Not only does issuing debt in order to hand over cash to investors save Apple billions, it almost always boosts its share price–buybacks necessarily do that, since they artificially decrease the amount of shares on the market, without actually changing the real value of the company via true strategic investments, like research and development, worker training, or anything else that might bolster the underlying prospects of the firm. More broadly, buyback wizardry underscores one of the great ironies of American business today–the country’s biggest, richest companies have more contact with investors and capital markets than ever before, yet they don’t actually need any capital.

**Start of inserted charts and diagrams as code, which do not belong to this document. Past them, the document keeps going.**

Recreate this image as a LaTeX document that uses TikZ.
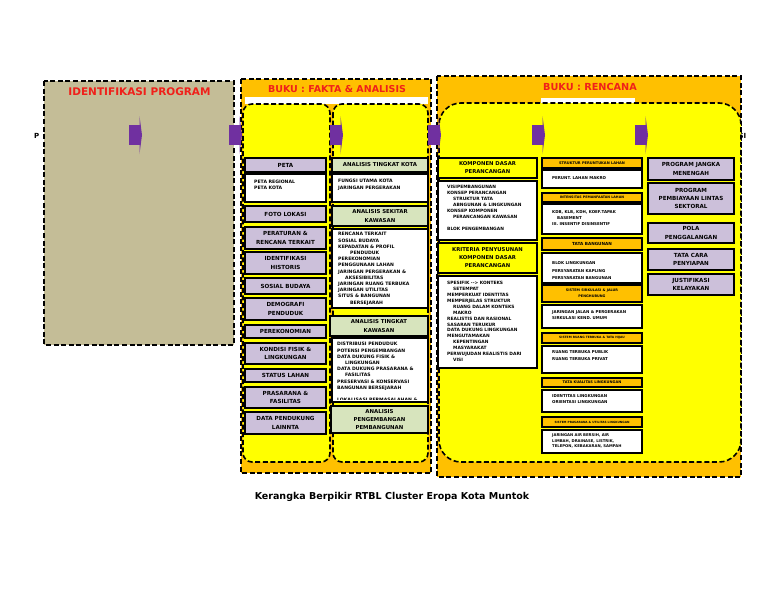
\documentclass[tikz,border=0pt]{standalone}
\usepackage{fontspec}
\setmainfont{DejaVu Sans}
\definecolor{tanc}{HTML}{C4BD97}
\definecolor{orng}{HTML}{FFC000}
\definecolor{ylw}{HTML}{FFFF00}
\definecolor{lavc}{HTML}{CCC0DA}
\definecolor{grnc}{HTML}{D7E4BD}
\definecolor{purp}{HTML}{7030A0}
\definecolor{ttl}{HTML}{F0201A}
\newcommand\fsz[2]{\fontsize{#1}{#2}\selectfont\bfseries}
\tikzset{
  outerbox/.style={draw=black, line width=1.6pt, dash pattern=on 5pt off 2.6pt},
  innerbox/.style={draw=black, line width=1.6pt, dash pattern=on 5pt off 2.6pt, fill=ylw},
  cell/.style={draw=black, line width=1.5pt, inner sep=0pt, align=center},
  lavcell/.style={cell, fill=lavc, font=\fsz{5.6}{8.3}},
  grncell/.style={cell, fill=grnc, font=\fsz{5.4}{8.3}},
  ylwcell/.style={cell, fill=ylw, font=\fsz{5.3}{8}},
  orgcell/.style={cell, fill=orng},
  whitecell/.style={cell, fill=white},
  content/.style={inner sep=0pt, align=left, anchor=north west},
  ftext/.style={content, font=\fsz{4.6}{6.2}},
  rtext/.style={content, font=\fsz{4.4}{5.9}},
  mtext/.style={content, font=\fsz{4}{6}},
  ttltext/.style={text=ttl, inner sep=0pt},
  pointer/.style={fill=purp},
}
\begin{document}
\begin{tikzpicture}[x=1pt,y=-1pt]
\useasboundingbox[fill=white] (0,0) rectangle (768,594);

% fragments of text partly hidden
\node[font=\fsz{7}{8}, anchor=west, inner sep=0pt] (pfrag) at (34,135.5) {P};
\node[font=\fsz{7}{8}, anchor=east, inner sep=0pt] (sifrag) at (746.5,136) {SI};

% ---------- IDENTIFIKASI PROGRAM ----------
\draw[outerbox, fill=tanc] (44,81) rectangle (234,345);
\node[ttltext, font=\fsz{10.5}{12}] (t1) at (139.5,92) {IDENTIFIKASI PROGRAM};

% ---------- BUKU : FAKTA & ANALISIS ----------
\draw[outerbox, fill=orng] (241,79) rectangle (431,473);
\node[ttltext, font=\fsz{9.5}{11}] (t2) at (337,89) {BUKU : FAKTA \& ANALISIS};
\fill[white] (245,97) rectangle (428,104);
\draw[innerbox, rounded corners=9] (243,104) rectangle (330,462);
\draw[innerbox, rounded corners=9] (333,104) rectangle (428,462);

% left column
\node[lavcell, minimum width=81, minimum height=14] (peta) at (285.5,165) {PETA};
\node[whitecell, minimum width=81, minimum height=28] (petaw) at (285.5,188) {};
\node[ftext] (petat) at (254,180) {PETA REGIONAL\\PETA KOTA};
\node[lavcell, minimum width=81, minimum height=16] (foto) at (285.5,214) {FOTO LOKASI};
\node[lavcell, minimum width=81, minimum height=22] (perat) at (285.5,238) {PERATURAN \&\\RENCANA TERKAIT};
\node[lavcell, minimum width=81, minimum height=22] (ident) at (285.5,263) {IDENTIFIKASI\\HISTORIS};
\node[lavcell, minimum width=81, minimum height=16] (sosbud) at (285.5,286) {SOSIAL BUDAYA};
\node[lavcell, minimum width=81, minimum height=22] (demo) at (285.5,309) {DEMOGRAFI\\PENDUDUK};
\node[lavcell, minimum width=81, minimum height=13] (ekon) at (285.5,331.5) {PEREKONOMIAN};
\node[lavcell, minimum width=81, minimum height=21] (fisik) at (285.5,353.5) {KONDISI FISIK \&\\LINGKUNGAN};
\node[lavcell, minimum width=81, minimum height=13] (lahan) at (285.5,375.5) {STATUS LAHAN};
\node[lavcell, minimum width=81, minimum height=21] (pras) at (285.5,397.5) {PRASARANA \&\\FASILITAS};
\node[lavcell, minimum width=81, minimum height=22] (dpl) at (285.5,423) {DATA PENDUKUNG\\LAINNTA};

% right column
\node[grncell, minimum width=96, minimum height=14] (atk) at (380,165) {ANALISIS TINGKAT KOTA};
\node[whitecell, minimum width=96, minimum height=28] (atkw) at (380,188) {};
\node[ftext] (atkt) at (338,179.3) {FUNGSI UTAMA KOTA\\JARINGAN PERGERAKAN};
\node[grncell, minimum width=96, minimum height=20] (ask) at (380,216) {ANALISIS SEKITAR\\KAWASAN};
\node[whitecell, minimum width=96, minimum height=79] (askw) at (380,268.5) {};
\node[ftext] (askt) at (338,232.3) {RENCANA TERKAIT\\SOSIAL BUDAYA\\KEPADATAN \& PROFIL\\\hspace*{12pt}PENDUDUK\\PEREKONOMIAN\\PENGGUNAAN LAHAN\\JARINGAN PERGERAKAN \&\\\hspace*{7pt}AKSESIBILITAS\\JARINGAN RUANG TERBUKA\\JARINGAN UTILITAS\\SITUS \& BANGUNAN\\\hspace*{12pt}BERSEJARAH};
\node[grncell, minimum width=98, minimum height=20] (atkaw) at (379,326) {ANALISIS TINGKAT\\KAWASAN};
\node[whitecell, minimum width=96, minimum height=64] (atkaww) at (380,370) {};
\begin{scope}
  \clip (333,339) rectangle (427,399.5);
  \node[ftext] (atkawt) at (337,342.3) {DISTRIBUSI PENDUDUK\\POTENSI PENGEMBANGAN\\DATA DUKUNG FISIK \&\\\hspace*{8pt}LINGKUNGAN\\DATA DUKUNG PRASARANA \&\\\hspace*{8pt}FASILITAS\\PRESERVASI \& KONSERVASI\\BANGUNAN BERSEJARAH\\[6pt]LOKALISASI PERMASALAHAN \&};
\end{scope}
\node[grncell, minimum width=97, minimum height=27] (apb) at (379.5,419.5) {ANALISIS\\PENGEMBANGAN\\PEMBANGUNAN};

% ---------- BUKU : RENCANA ----------
\draw[outerbox, fill=orng] (437,76) rectangle (741,477);
\node[ttltext, font=\fsz{9.7}{11}] (t3) at (590,87) {BUKU : RENCANA};
\fill[white] (541,97.5) rectangle (635,103);
\draw[innerbox, rounded corners=22] (439,103) rectangle (741,462);

% left column
\node[ylwcell, minimum width=99, minimum height=20] (kdp) at (487.5,168) {KOMPONEN DASAR\\PERANCANGAN};
\node[whitecell, minimum width=99, minimum height=59] (kdpw) at (487.5,210.5) {};
\node[rtext] (kdpt) at (447,185.3) {VISIPEMBANGUNAN\\KONSEP PERANCANGAN\\\hspace*{6pt}STRUKTUR TATA\\\hspace*{6pt}ABNGUNAN \& LINGKUNGAN\\KONSEP KOMPONEN\\\hspace*{6pt}PERANCANGAN KAWASAN\\[6pt]BLOK PENGEMBANGAN};
\node[ylwcell, minimum width=99, minimum height=30] (kpk) at (487.5,258) {KRITERIA PENYUSUNAN\\KOMPONEN DASAR\\PERANCANGAN};
\node[whitecell, minimum width=99, minimum height=92] (kpkw) at (487.5,322) {};
\node[rtext] (kpkt) at (447,281.3) {SPESIFIK {-}{-}> KONTEKS\\\hspace*{6pt}SETEMPAT\\MEMPERKUAT IDENTITAS\\MEMPERJELAS STRUKTUR\\\hspace*{6pt}RUANG DALAM KONTEKS\\\hspace*{6pt}MAKRO\\REALISTIS DAN RASIONAL\\SASARAN TERUKUR\\DATA DUKUNG LINGKUNGAN\\MENGUTAMAKAN\\\hspace*{6pt}KEPENTINGAN\\\hspace*{6pt}MASYARAKAT\\PERWUJUDAN REALISTIS DARI\\\hspace*{6pt}VISI};

% middle column
\node[orgcell, minimum width=100, minimum height=10, font=\fsz{3.6}{4}] (h1) at (592,163) {STRUKTUR PERUNTUKAN LAHAN};
\node[whitecell, minimum width=100, minimum height=18] (w1) at (592,179) {};
\node[mtext] (w1t) at (552,176.5) {PERUNT. LAHAN MAKRO};
\node[orgcell, minimum width=100, minimum height=9, font=\fsz{3.3}{4}] (h2) at (592,197.5) {INTENSITAS PEMANFAATAN LAHAN};
\node[whitecell, minimum width=100, minimum height=30] (w2) at (592,219) {};
\node[mtext] (w2t) at (552,210.5) {KDB, KLB, KDH, KOEF.TAPAK\\\hspace*{5pt}BASEMENT\\III. INSENTIF DISINSENTIF};
\node[orgcell, minimum width=100, minimum height=12, font=\fsz{4.2}{5}] (h3) at (592,244) {TATA BANGUNAN};
\node[whitecell, minimum width=100, minimum height=30] (w3) at (592,268) {};
\node[mtext, font=\fsz{4}{7.4}] (w3t) at (552,261.5) {BLOK LINGKUNGAN\\PERSYARATAN KAPLING\\PERSYARATAN BANGUNAN};
\node[orgcell, minimum width=100, minimum height=17, font=\fsz{3.4}{6}] (h4) at (592,293.5) {SISTEM SIRKULASI \& JALUR\\PENGHUBUNG};
\node[whitecell, minimum width=100, minimum height=23] (w4) at (592,316.5) {};
\node[mtext] (w4t) at (552,310.5) {JARINGAN JALAN \& PERGERAKAN\\SIRKULASI KEND. UMUM};
\node[orgcell, minimum width=100, minimum height=10, font=\fsz{3}{4}] (h5) at (592,338) {SISTEM RUANG TERBUKA \& TATA HIJAU};
\node[whitecell, minimum width=100, minimum height=27] (w5) at (592,359.5) {};
\node[mtext, font=\fsz{4}{7}] (w5t) at (552,350.5) {RUANG TERBUKA PUBLIK\\RUANG TERBUKA PRIVAT};
\node[orgcell, minimum width=100, minimum height=9, font=\fsz{3.6}{4}] (h6) at (592,382.5) {TATA KUALITAS LINGKUNGAN};
\node[whitecell, minimum width=100, minimum height=22] (w6) at (592,401) {};
\node[mtext, font=\fsz{4}{5.6}] (w6t) at (552,394.5) {IDENTITAS LINGKUNGAN\\ORIENTASI LINGKUNGAN};
\node[orgcell, minimum width=100, minimum height=10, font=\fsz{2.9}{4}] (h7) at (592,422) {SISTEM PRASARANA \& UTILITAS LINGKUNGAN};
\node[whitecell, minimum width=100, minimum height=23] (w7) at (592,441.5) {};
\node[mtext, font=\fsz{3.8}{5.6}] (w7t) at (552,433.5) {JARINGAN AIR BERSIH, AIR\\LIMBAH, DRAINASE, LISTRIK,\\TELEPON, KEBAKARAN, SAMPAH};

% right column
\node[lavcell, minimum width=86, minimum height=22] (pjm) at (691,169) {PROGRAM JANGKA\\MENENGAH};
\node[lavcell, minimum width=86, minimum height=31] (ppl) at (691,198.5) {PROGRAM\\PEMBIAYAAN LINTAS\\SEKTORAL};
\node[lavcell, minimum width=86, minimum height=20] (pola) at (691,233) {POLA\\PENGGALANGAN};
\node[lavcell, minimum width=86, minimum height=21] (tcp) at (691,259.5) {TATA CARA\\PENYIAPAN};
\node[lavcell, minimum width=86, minimum height=21] (jk) at (691,284.5) {JUSTIFIKASI\\KELAYAKAN};

% ---------- purple arrows ----------
\foreach \ax in {129,229,330,428,532,635}{
  \fill[pointer] (\ax,125) rectangle (\ax+11,145);
  \fill[pointer] (\ax+10.5,116) -- (\ax+13,135) -- (\ax+10.5,154) -- cycle;
}

% ---------- caption ----------
\node[font=\fsz{9.5}{11}, inner sep=0pt] (cap) at (392,497) {Kerangka Berpikir RTBL Cluster Eropa Kota Muntok};
\end{tikzpicture}
\end{document}
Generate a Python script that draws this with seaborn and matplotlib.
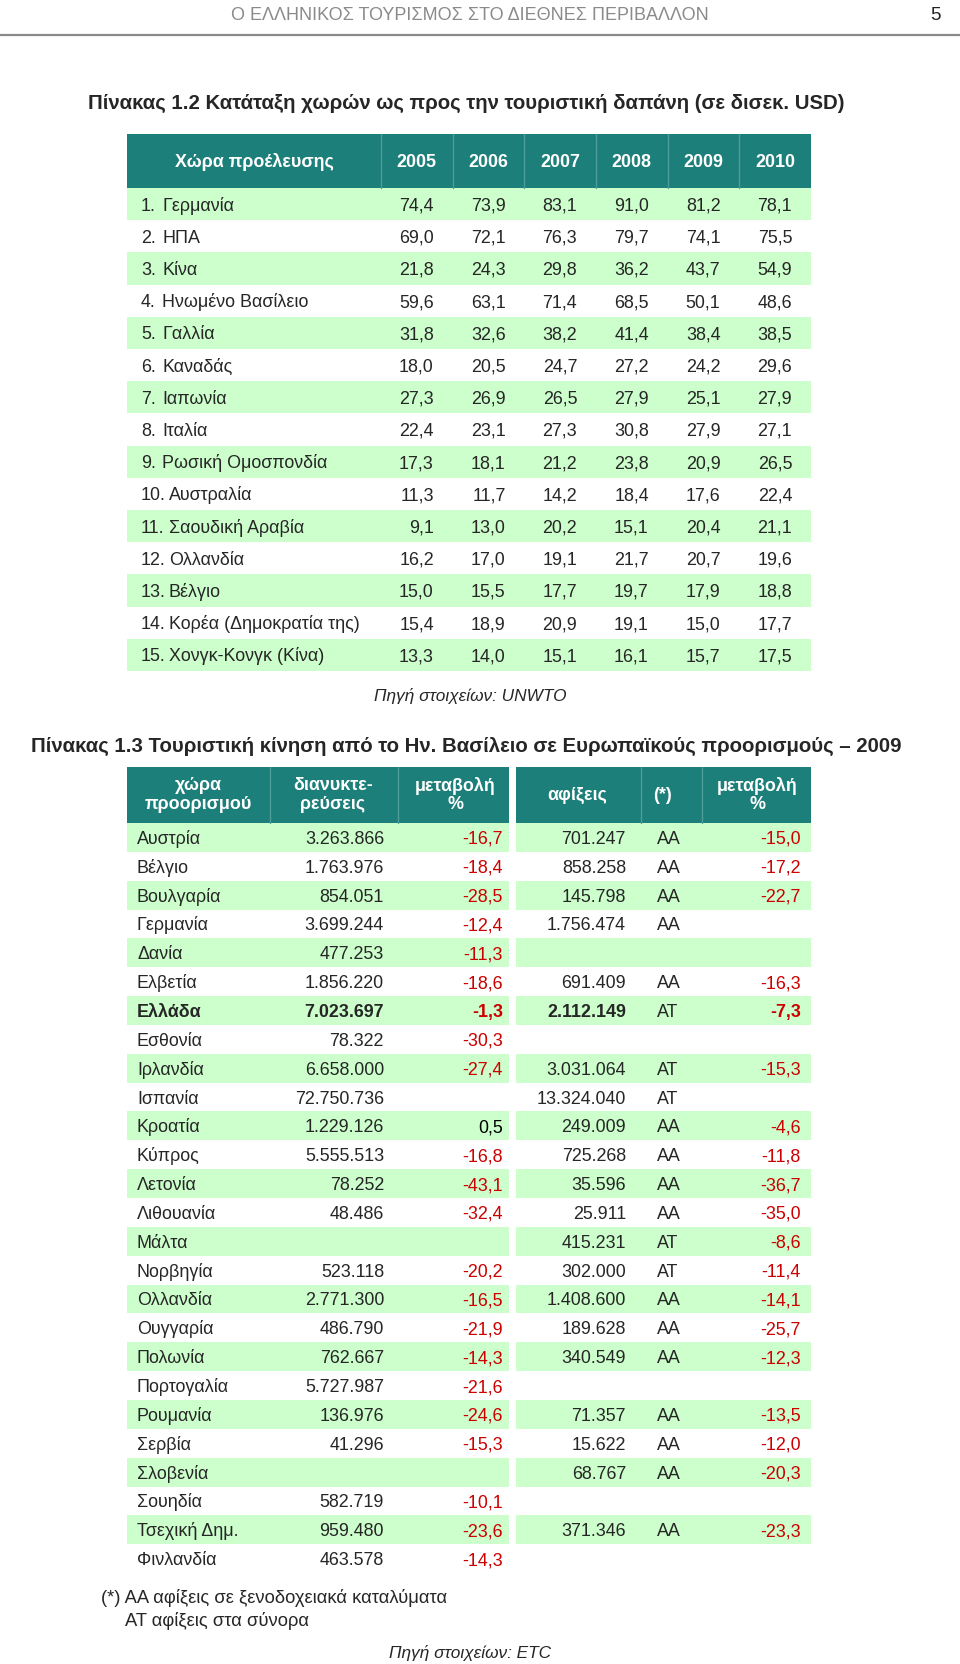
import numpy as np
import matplotlib
matplotlib.use("Agg")
import matplotlib.pyplot as plt
from matplotlib.colors import ListedColormap
from matplotlib.patches import Rectangle
import seaborn as sns

# Table 1.2 data: tourist spending per origin country (bn USD)
years = ["2005", "2006", "2007", "2008", "2009", "2010"]
origin_countries = ["Γερμανία", "ΗΠΑ", "Κίνα", "Ηνωμένο Βασίλειο", "Γαλλία", "Καναδάς",
                    "Ιαπωνία", "Ιταλία", "Ρωσική Ομοσπονδία", "Αυστραλία",
                    "Σαουδική Αραβία", "Ολλανδία", "Βέλγιο", "Κορέα (Δημοκρατία της)",
                    "Χονγκ-Κονγκ (Κίνα)"]
spending = [
    [74.4, 73.9, 83.1, 91.0, 81.2, 78.1],
    [69.0, 72.1, 76.3, 79.7, 74.1, 75.5],
    [21.8, 24.3, 29.8, 36.2, 43.7, 54.9],
    [59.6, 63.1, 71.4, 68.5, 50.1, 48.6],
    [31.8, 32.6, 38.2, 41.4, 38.4, 38.5],
    [18.0, 20.5, 24.7, 27.2, 24.2, 29.6],
    [27.3, 26.9, 26.5, 27.9, 25.1, 27.9],
    [22.4, 23.1, 27.3, 30.8, 27.9, 27.1],
    [17.3, 18.1, 21.2, 23.8, 20.9, 26.5],
    [11.3, 11.7, 14.2, 18.4, 17.6, 22.4],
    [9.1, 13.0, 20.2, 15.1, 20.4, 21.1],
    [16.2, 17.0, 19.1, 21.7, 20.7, 19.6],
    [15.0, 15.5, 17.7, 19.7, 17.9, 18.8],
    [15.4, 18.9, 20.9, 19.1, 15.0, 17.7],
    [13.3, 14.0, 15.1, 16.1, 15.7, 17.5],
]

# Table 1.3 data: UK tourist flows to European destinations, 2009
destinations = ["Αυστρία", "Βέλγιο", "Βουλγαρία", "Γερμανία", "Δανία", "Ελβετία", "Ελλάδα",
                "Εσθονία", "Ιρλανδία", "Ισπανία", "Κροατία", "Κύπρος", "Λετονία",
                "Λιθουανία", "Μάλτα", "Νορβηγία", "Ολλανδία", "Ουγγαρία", "Πολωνία",
                "Πορτογαλία", "Ρουμανία", "Σερβία", "Σλοβενία", "Σουηδία",
                "Τσεχική Δημ.", "Φινλανδία"]
overnights = ["3.263.866", "1.763.976", "854.051", "3.699.244", "477.253", "1.856.220",
              "7.023.697", "78.322", "6.658.000", "72.750.736", "1.229.126", "5.555.513",
              "78.252", "48.486", "", "523.118", "2.771.300", "486.790", "762.667",
              "5.727.987", "136.976", "41.296", "", "582.719", "959.480", "463.578"]
overnights_change = ["-16,7", "-18,4", "-28,5", "-12,4", "-11,3", "-18,6", "-1,3", "-30,3",
                     "-27,4", "", "0,5", "-16,8", "-43,1", "-32,4", "", "-20,2", "-16,5",
                     "-21,9", "-14,3", "-21,6", "-24,6", "-15,3", "", "-10,1", "-23,6",
                     "-14,3"]
arrivals = ["701.247", "858.258", "145.798", "1.756.474", "", "691.409", "2.112.149", "",
            "3.031.064", "13.324.040", "249.009", "725.268", "35.596", "25.911", "415.231",
            "302.000", "1.408.600", "189.628", "340.549", "", "71.357", "15.622", "68.767",
            "", "371.346", ""]
arrival_type = ["ΑΑ", "ΑΑ", "ΑΑ", "ΑΑ", "", "ΑΑ", "ΑΤ", "", "ΑΤ", "ΑΤ", "ΑΑ", "ΑΑ", "ΑΑ",
                "ΑΑ", "ΑΤ", "ΑΤ", "ΑΑ", "ΑΑ", "ΑΑ", "", "ΑΑ", "ΑΑ", "ΑΑ", "", "ΑΑ", ""]
arrivals_change = ["-15,0", "-17,2", "-22,7", "", "", "-16,3", "-7,3", "", "-15,3", "",
                   "-4,6", "-11,8", "-36,7", "-35,0", "-8,6", "-11,4", "-14,1", "-25,7",
                   "-12,3", "", "-13,5", "-12,0", "-20,3", "", "-23,3", ""]
highlight = "Ελλάδα"

TEAL = "#1d7f7a"
SEP = "#4f9d99"
GREEN = "#ccffcc"
RED = "#cc0000"
W, H = 960, 1664
FS = 12.9
BL = 0.36 * FS * 100 / 72   # shift from visual centre to baseline (px)

sns.set_theme(style="white")
plt.rcParams["font.family"] = ["Liberation Sans", "DejaVu Sans"]

fig = plt.figure(figsize=(W / 100, H / 100), dpi=100)
ax = fig.add_axes([0, 0, 1, 1])
ax.set_xlim(0, W)
ax.set_ylim(H, 0)
ax.axis("off")
ax.set_zorder(10)
ax.patch.set_alpha(0)


def cell(x, y, s, ha="left", fs=FS, **kw):
    ax.text(x, y + 0.36 * fs * 100 / 72, s, ha=ha, va="baseline", fontsize=fs, **kw)


def stripes(x0, x1, y0, nrows, pitch):
    # zebra band behind the table body, drawn as a seaborn heatmap
    hax = fig.add_axes([x0 / W, 1 - (y0 + nrows * pitch) / H, (x1 - x0) / W, nrows * pitch / H])
    band = np.array([[1 - i % 2] for i in range(nrows)])
    sns.heatmap(band, ax=hax, cmap=ListedColormap(["white", GREEN]), vmin=0, vmax=1,
                cbar=False, xticklabels=False, yticklabels=False)
    hax.axis("off")


# page header
cell(470, 14, "Ο ΕΛΛΗΝΙΚΟΣ ΤΟΥΡΙΣΜΟΣ ΣΤΟ ΔΙΕΘΝΕΣ ΠΕΡΙΒΑΛΛΟΝ", ha="center", fs=13,
     color="#8a8a8a")
cell(935, 13, "5", ha="center", fs=13.5, color="#222222")
ax.plot([0, W], [35, 35], color="#8a8a8a", lw=1.6)

# ---- table 1.2
cell(88, 102, "Πίνακας 1.2 Κατάταξη χωρών ως προς την τουριστική δαπάνη (σε δισεκ. USD)",
     fs=14.7, fontweight="bold")
t1_x0, t1_x1, t1_top, t1_hb, t1_pitch = 127, 811, 134, 188, 32.2
col_edges = np.linspace(381, t1_x1, len(years) + 1)
ax.add_patch(Rectangle((t1_x0, t1_top), t1_x1 - t1_x0, t1_hb - t1_top, color=TEAL, lw=0))
for xe in col_edges[:-1]:
    ax.plot([xe, xe], [t1_top, t1_hb], color=SEP, lw=1)
hy = (t1_top + t1_hb) / 2
cell((t1_x0 + col_edges[0]) / 2, hy, "Χώρα προέλευσης", ha="center", fontweight="bold",
     color="white")
centers = (col_edges[:-1] + col_edges[1:]) / 2
for cx, yr in zip(centers, years):
    cell(cx, hy, yr, ha="center", fontweight="bold", color="white")

stripes(t1_x0, t1_x1, t1_hb, len(origin_countries), t1_pitch)
for i, (name, vals) in enumerate(zip(origin_countries, spending)):
    y = t1_hb + (i + 0.5) * t1_pitch
    cell(141, y, f"{i + 1}.")
    cell(162 if i < 9 else 169, y, name)
    for cx, v in zip(centers, vals):
        cell(cx + 17, y, f"{v:.1f}".replace(".", ","), ha="right")

cell(470, 695, "Πηγή στοιχείων: UNWTO", ha="center", fs=12.4, style="italic")

# ---- table 1.3
cell(31, 745, "Πίνακας 1.3 Τουριστική κίνηση από το Ην. Βασίλειο σε Ευρωπαϊκούς "
     "προορισμούς – 2009", fs=14.7, fontweight="bold")
t2_top, t2_hb, t2_pitch = 767, 823, 28.85
left_blk, right_blk = (127, 509), (516, 811)
for bx0, bx1 in (left_blk, right_blk):
    ax.add_patch(Rectangle((bx0, t2_top), bx1 - bx0, t2_hb - t2_top, color=TEAL, lw=0))
for xe in (270, 398, 641, 702):
    ax.plot([xe, xe], [t2_top, t2_hb], color=SEP, lw=1)
hy = (t2_top + t2_hb) / 2
head2 = [(198, "χώρα\nπροορισμού"), (333, "διανυκτε-\nρεύσεις"), (455, "μεταβολή\n%"),
         (577, "αφίξεις"), (663, "(*)"), (757, "μεταβολή\n%")]
for cx, lab in head2:
    ax.text(cx, hy, lab, ha="center", va="center", fontsize=FS, fontweight="bold",
            color="white", linespacing=1.15)

stripes(*left_blk, t2_hb, len(destinations), t2_pitch)
stripes(*right_blk, t2_hb, len(destinations), t2_pitch)
for i, name in enumerate(destinations):
    y = t2_hb + (i + 0.5) * t2_pitch
    fw = "bold" if name == highlight else "normal"
    cell(137, y, name, fontweight=fw)
    cell(384, y, overnights[i], ha="right", fontweight=fw)
    ch = overnights_change[i]
    cell(503, y, ch, ha="right", fontweight=fw, color=RED if ch.startswith("-") else "black")
    cell(626, y, arrivals[i], ha="right", fontweight=fw)
    cell(657, y, arrival_type[i])
    ch = arrivals_change[i]
    cell(801, y, ch, ha="right", fontweight=fw, color=RED if ch.startswith("-") else "black")

cell(101, 1596, "(*) ΑΑ αφίξεις σε ξενοδοχειακά καταλύματα", fs=13.2)
cell(125, 1619, "ΑΤ αφίξεις στα σύνορα", fs=13.2)
cell(470, 1652, "Πηγή στοιχείων: ETC", ha="center", fs=12.4, style="italic")

fig.savefig("out.png", dpi=100, facecolor="white")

Apple, one of the most admired firms in the world, now spends a large chunk of time thinking about how to create value via financial engineering. This is by no means just about Apple, which is pouring a lot of its wealth into noble pursuits such as green energy even in places like China and some limited factories in America.

But there is a larger uncomfortable truth here that many economists have begun to suspect, on a wide scale, has a lot to do with our permanently slow growth economy. One key part of the theory of “secular stagnation,” which is being bandied about by experts such Larry Summers, is that financial markets are no longer serving the real economy because they funnel so much money away from it. Others go further, believing that financialization itself is a core reason for slow growth and the decreasing competitiveness of U.S. economy in a global landscape.

The biggest economic conundrum of our age–why many companies aren’t investing the cash they have sitting on their balance into our economy in things like factories, workers and wages—turns out to have an easy answer. It’s because they are using it to bolster markets and enrich the 1% via capital return programs instead. A recent paper from the Roosevelt Institute shows that as borrowing to fund paybacks to investors has increased over the last few years has increased, investment into the real economy has decreased.

It’s a trend that has reached a fever pitch in the last decade or so, and particularly the last few years. From 2003 to 2013, the 454 firms in the S&P 500 index did $3.2 trillion worth of buybacks, representing 51% of their income, and another $2.3 trillion on dividend payments, which represented an additional 35% of income. By 2014, buybacks and dividends represented 95% of corporate income, and if the trend continues, they’ll reach over 100% in 2015. The bulk of these buybacks, which sped up following the low interest rate, easy money environment following the 2008 financial crisis, were done during market peaks, belying the notion that such purchases represent firms’ own belief in a rising share price. Many of them were done with borrowed funds (corporate margin debt is at record highs). The buybacks didn’t help make companies more competitive, but they did enrich executives, who took between 66% and 82% of their compensation in stock over the last seven years.

What this means on a practical level is that the claim from corporate leaders about how tight credit conditions, a lack of consumer demand and an uncertain regulatory environment has kept them from investing their cash horde back into the real economy is not the case. William Lazonick, a University of Massachusetts professor who has done extensive research on the topic of buybacks, says that the move from a “retain and reinvest” corporate model to a “downsize and distribute” one is in large part responsible for a “national economy characterized by income inequity, employment instability, and diminished innovative capability.” I couldn’t agree more.